The next consideration is smoothness, and again user goal/strength is key. If you’re used to cranking up the resistance to its highest levels and pushing hard while up and out of the saddle, stick to magnetic. Friction resistance, especially when delivered using a heavy flywheel like what’s installed on the MYX Bike (41 pounds, FYI), is inherently smooth until you start getting to the bike’s limits. If you’re just starting to get into indoor cycling, or of you consider yourself to be more of a novice to intermediate level indoor cyclist, the MYX bike won’t let you down.

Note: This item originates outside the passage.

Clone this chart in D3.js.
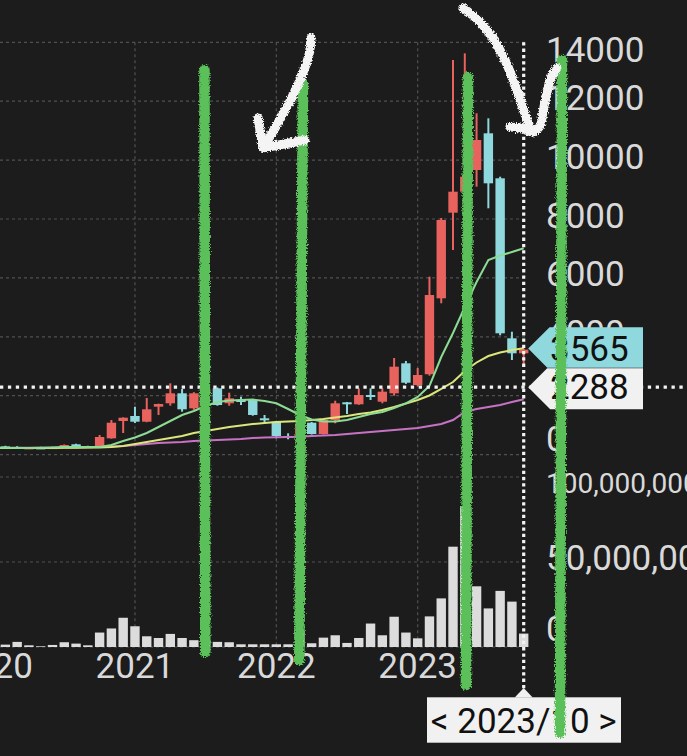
<!DOCTYPE html>
<html><head><meta charset="utf-8">
<script src="https://cdn.jsdelivr.net/npm/d3@7"></script>
<style>
html,body{margin:0;padding:0;background:#1c1c1c;overflow:hidden;}
svg{display:block;}
text{font-family:Roboto,"Noto Sans",sans-serif;}
</style></head><body>
<svg id="c" width="687" height="756"></svg>
<script>
// ---------- DATA ----------
const months = ["2020/01","2020/02","2020/03","2020/04","2020/05","2020/06","2020/07","2020/08","2020/09","2020/10","2020/11","2020/12",
"2021/01","2021/02","2021/03","2021/04","2021/05","2021/06","2021/07","2021/08","2021/09","2021/10","2021/11","2021/12",
"2022/01","2022/02","2022/03","2022/04","2022/05","2022/06","2022/07","2022/08","2022/09","2022/10","2022/11","2022/12",
"2023/01","2023/02","2023/03","2023/04","2023/05","2023/06","2023/07","2023/08","2023/09","2023/10"];
const openP  = [235,280,260,225,245,228,258,350,262,275,553,1141,1311,1117,1626,1742,2081,1572,2081,2251,1742,1854,1854,1233,1117,632,608,1083,699,1175,1776,1708,2024,1796,2081,3100,2363,2730,5307,8214,8927,9664,10910,9382,3949,3440];
const highP  = [265,300,290,255,265,275,345,370,305,666,1175,1265,1626,1922,1730,2421,2228,2120,2330,2280,2102,1966,1890,1345,1140,723,1060,1110,1210,1830,1785,2251,2251,2251,3280,3180,2941,6041,8034,13399,13626,11589,11419,9436,4173,3600];
const lowP   = [210,220,200,210,215,220,245,250,240,265,540,733,1073,1100,1345,1660,1457,1520,1970,1660,1660,1684,1320,1073,553,520,590,680,680,1063,1379,1690,1854,1742,2000,2400,2320,2680,5138,6947,8600,9097,8363,4050,3212,2985];
const closeP = [245,230,225,245,228,255,326,262,285,598,1083,1253,1117,1538,1718,2081,1538,2081,2217,1684,1912,1796,1345,1175,632,574,1005,699,1175,1742,1708,2024,1966,2136,2985,2441,2703,5419,7966,8927,9436,10683,9212,4119,3440,3565];
const volume = [1.5e6,1.4e6,3.0e6,1.0e6,0.4e6,1.2e6,2.8e6,2.0e6,1.0e6,8.5e6,10.9e6,17.2e6,12.2e6,6.3e6,5.3e6,7.7e6,5.3e6,4.0e6,4.0e6,3.0e6,2.8e6,1.6e6,1.6e6,1.6e6,1.6e6,1.6e6,9.0e6,2.2e6,5.5e6,6.9e6,2.4e6,5.3e6,13.8e6,6.9e6,17.8e6,8.5e6,5.1e6,18.0e6,28.6e6,59.0e6,82.9e6,35.7e6,22.7e6,33.0e6,26.7e6,7.9e6];
const maShort = [230,232,228,226,230,240,255,262,260,258,326,462,581,733,937,1141,1345,1481,1651,1786,1837,1854,1871,1820,1742,1549,1345,1192,1124,1124,1175,1277,1379,1447,1582,1740,1960,2330,3314,4129,5012,5861,6608,6760,6879,7005];
const maMid   = [228,228,226,226,226,228,232,236,238,240,258,292,360,427,496,564,631,733,801,870,937,988,1039,1073,1107,1124,1141,1175,1209,1260,1311,1379,1429,1514,1616,1735,1854,2007,2228,2465,2839,3128,3348,3467,3552,3610];
const maLong  = [225,228,230,232,234,236,240,245,250,258,275,292,326,360,394,411,427,462,479,496,513,529,564,581,588,598,608,631,649,666,699,733,768,801,835,870,903,971,1039,1175,1447,1549,1616,1684,1786,1878];
const priceTicks = [0,2000,4000,6000,8000,10000,12000,14000];
const volumeTicks = [0,50000000,100000000];
const yearTicks = ["2020/01","2021/01","2022/01","2023/01"];
const lastPrice = 3565;
const crossPrice = 2288;
const crossMonth = "2023/10";
// hand-drawn annotations, in (month position, price) terms
const greenMarks = [
  [[17.90,13060],[17.97,-6703]],
  [[26.26,12618],[25.95,-6974]],
  [[40.27,12822],[40.10,-7827]],
  [[48.25,13399],[48.08,-9446]]
];
const arrowLeftShaft = [[26.94,14146],[26.77,13569],[26.01,12720],[24.99,11871],[23.89,11090],[22.87,10411]];
const arrowLeftHead  = [[22.44,11429],[22.87,10411],[26.43,10683]];
const arrowRightShaft = [[39.84,15165],[41.29,14689],[42.48,14079],[43.49,13331],[44.26,12550],[44.85,11871],[45.28,11361],[45.53,11090]];
const arrowRightHook  = [[43.83,11124],[44.68,11090],[45.79,10954],[46.38,11158],[46.64,11633],[46.89,12142],[47.31,12788],[47.82,13127]];

// ---------- SCALES ----------
const svg = d3.select("#c");
const W = 687, H = 756;
const plotRight = 525;
const x = d3.scalePoint().domain(months).range([-6.4, 523.7]);
const xAt = f => x(months[0]) + f * x.step();
const yP = d3.scaleLinear().domain([0,14000]).range([454.6,42.3]);
const yV = d3.scaleLinear().domain([0,100000000]).range([647,477]);

const UP = "#e8625e", DOWN = "#8fd8dd";
const data = months.map((m,i)=>({m,o:openP[i],h:highP[i],l:lowP[i],c:closeP[i],v:volume[i]}));

svg.append("rect").attr("width",W).attr("height",H).attr("fill","#1c1c1c");

// defs
const defs = svg.append("defs");
function roughFilter(id, freq, scale, seed){
  const f = defs.append("filter").attr("id",id).attr("filterUnits","userSpaceOnUse")
    .attr("x",0).attr("y",0).attr("width",W).attr("height",H);
  f.append("feTurbulence").attr("type","fractalNoise").attr("baseFrequency",freq).attr("numOctaves",3).attr("seed",seed).attr("result","n");
  f.append("feDisplacementMap").attr("in","SourceGraphic").attr("in2","n").attr("scale",scale).attr("xChannelSelector","R").attr("yChannelSelector","G");
}
roughFilter("roughG","0.9",5,3);
roughFilter("roughW","0.8",5,7);

// ---------- GRID ----------
const grid = svg.append("g").attr("stroke","#505050").attr("stroke-width",1.2).attr("stroke-dasharray","3,3");
grid.selectAll(".hp").data(priceTicks).join("line")
  .attr("x1",0).attr("x2",plotRight).attr("y1",d=>yP(d)).attr("y2",d=>yP(d));
grid.selectAll(".hv").data(volumeTicks).join("line").attr("class","hv")
  .attr("x1",0).attr("x2",plotRight).attr("y1",d=>yV(d)).attr("y2",d=>yV(d));
grid.selectAll(".vg").data(yearTicks).join("line").attr("class","vg")
  .attr("x1",d=>x(d)).attr("x2",d=>x(d)).attr("y1",yP(14000)).attr("y2",yV(0));

// ---------- VOLUME ----------
const bw = 9.4;
svg.append("g").selectAll("rect").data(data).join("rect")
  .attr("x",d=>x(d.m)-bw/2).attr("width",bw)
  .attr("y",d=>yV(d.v)).attr("height",d=>yV(0)-yV(d.v))
  .attr("fill","#dcdcdc");

// ---------- CANDLES ----------
const cg = svg.append("g");
cg.selectAll(".wick").data(data).join("line")
  .attr("x1",d=>x(d.m)).attr("x2",d=>x(d.m))
  .attr("y1",d=>yP(d.h)).attr("y2",d=>yP(d.l))
  .attr("stroke",d=>d.c>=d.o?UP:DOWN).attr("stroke-width",2);
cg.selectAll(".body").data(data).join("rect")
  .attr("x",d=>x(d.m)-bw/2).attr("width",bw)
  .attr("y",d=>yP(Math.max(d.o,d.c)))
  .attr("height",d=>Math.max(2,Math.abs(yP(d.o)-yP(d.c))))
  .attr("fill",d=>d.c>=d.o?UP:DOWN);

// ---------- MOVING AVERAGES ----------
const lineGen = arr => d3.line().x((d,i)=>x(months[i])).y(d=>yP(d))(arr);
[[maLong,"#c872c4"],[maMid,"#dbe77a"],[maShort,"#8ddc94"]].forEach(([arr,col])=>{
  svg.append("path").attr("d",lineGen(arr)).attr("fill","none").attr("stroke",col).attr("stroke-width",2);
});

// ---------- CROSSHAIR ----------
svg.append("line").attr("x1",0).attr("x2",W).attr("y1",yP(crossPrice)).attr("y2",yP(crossPrice))
  .attr("stroke","#f2f2f2").attr("stroke-width",3.2).attr("stroke-dasharray","3.3,4.6");
svg.append("line").attr("x1",x(crossMonth)).attr("x2",x(crossMonth)).attr("y1",yP(14000)).attr("y2",690)
  .attr("stroke","#f2f2f2").attr("stroke-width",3.2).attr("stroke-dasharray","3.3,3");

// ---------- AXIS LABELS ----------
const lblX = 546;
svg.append("g").selectAll("text").data(priceTicks).join("text")
  .attr("x",lblX).attr("y",d=>Math.max(50,Math.min(439,yP(d)-3)))
  .attr("dominant-baseline","central").attr("fill","#d9d9d9").attr("font-size",35)
  .text(d=>d);
svg.append("g").selectAll("text").data(volumeTicks).join("text")
  .attr("x",lblX).attr("y",d=>Math.max(483,Math.min(629.5,yV(d)-3.5)))
  .attr("dominant-baseline","central").attr("fill","#d9d9d9")
  .attr("font-size",d=>d===100000000?28:35)
  .text(d=>d3.format(",")(d));
svg.append("g").selectAll("text").data(yearTicks).join("text")
  .attr("x",d=>x(d)).attr("y",666).attr("text-anchor","middle").attr("dominant-baseline","central")
  .attr("fill","#d9d9d9").attr("font-size",35).text(d=>d.slice(0,4));

// ---------- PRICE TAGS ----------
const tipX = x(crossMonth)+4.5, boxR = 643;
function tag(yc, top, bot, fill, txt, ty){
  const pts = [[tipX,yc],[tipX+(yc-top),top],[boxR,top],[boxR,bot],[tipX+(bot-yc),bot]];
  svg.append("polygon").attr("points",pts.map(p=>p.join(",")).join(" ")).attr("fill",fill);
  svg.append("text").attr("x",550).attr("y",ty).attr("dominant-baseline","central")
    .attr("fill","#111").attr("font-size",35).text(txt);
}
const yl = yP(lastPrice), yc2 = yP(crossPrice);
tag(yc2, yc2-19, yc2+22, "#f1f1f1", crossPrice, yc2+0.5);
tag(yl-1, yc2-60, yc2-19.5, DOWN, lastPrice, yl);
// date tag
const dx = x(crossMonth);
svg.append("polygon").attr("points",[[dx-9,697.5],[dx,688],[dx+9,697.5]].map(p=>p.join(",")).join(" ")).attr("fill","#f1f1f1");
svg.append("rect").attr("x",427).attr("y",697.3).attr("width",194).attr("height",45.4).attr("fill","#f1f1f1");
svg.append("text").attr("x",dx).attr("y",721).attr("text-anchor","middle").attr("dominant-baseline","central")
  .attr("fill","#111").attr("font-size",35).text("< " + crossMonth + " >");

// ---------- HAND-DRAWN ANNOTATIONS ----------
const ann = svg.append("g");
greenMarks.forEach(([a,b])=>{
  ann.append("line").attr("x1",xAt(a[0])).attr("y1",yP(a[1])).attr("x2",xAt(b[0])).attr("y2",yP(b[1]))
    .attr("stroke","#5cc05a").attr("stroke-width",10.5).attr("stroke-linecap","round").attr("filter","url(#roughG)");
});
const pl = d3.line().x(d=>xAt(d[0])).y(d=>yP(d[1])).curve(d3.curveCatmullRom);
const plL = d3.line().x(d=>xAt(d[0])).y(d=>yP(d[1]));
[[arrowLeftShaft,pl],[arrowLeftHead,plL],[arrowRightShaft,pl],[arrowRightHook,pl]].forEach(([pts,g])=>{
  ann.append("path").attr("d",g(pts)).attr("fill","none").attr("stroke","#f4f4f4")
    .attr("stroke-width",9).attr("stroke-linecap","round").attr("stroke-linejoin","round").attr("filter","url(#roughW)");
});
</script>
</body></html>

Content and Training Delivery
We’ve already established that the EX3 makes you use your own iPad or tablet, whereas the MYX Fitness Bike has a slick 21.5″ built-in HD touchscreen, but beyond that there are other key differences when it comes to the training subscriptions provided. Echelon has clearly followed the Peloton route, tracking cadence and specific resistance level, and adding encouragement by tracking your progress on their leaderboards. Rather than competing against your own goals, you’re up against other Echelon users and righting your way to the top. For some, this competitive spirit is a big driver, and there’s good reason for this methodology being in place.
In contrast, the MYX Fitness model is much more personal. Its goals/targets are built around your heart rate rather than how fast those pedals are turning, giving users a bit more freedom of pacing so long as their heart keeps pounding. What is continually echoed through all MYX programming is a message of positivity and individual wellness in mind, body, and spirit—it’s an unorthodox approach in an industry packed with competition-based training, and frankly it’s a welcome one. Their workouts still get your heart pumping, and they leave you with a positive and uplifting vibe each and every day.
The Bottom Line
While closely priced, these bikes are very much for two different users. Those craving the traditional spin class experience will be satisfied by the Echelon approach, whereas the individually focused MYX Bike will appeal to a broad swath of users that are either new to the field or dissatisfied with the status quo of the spin bike community.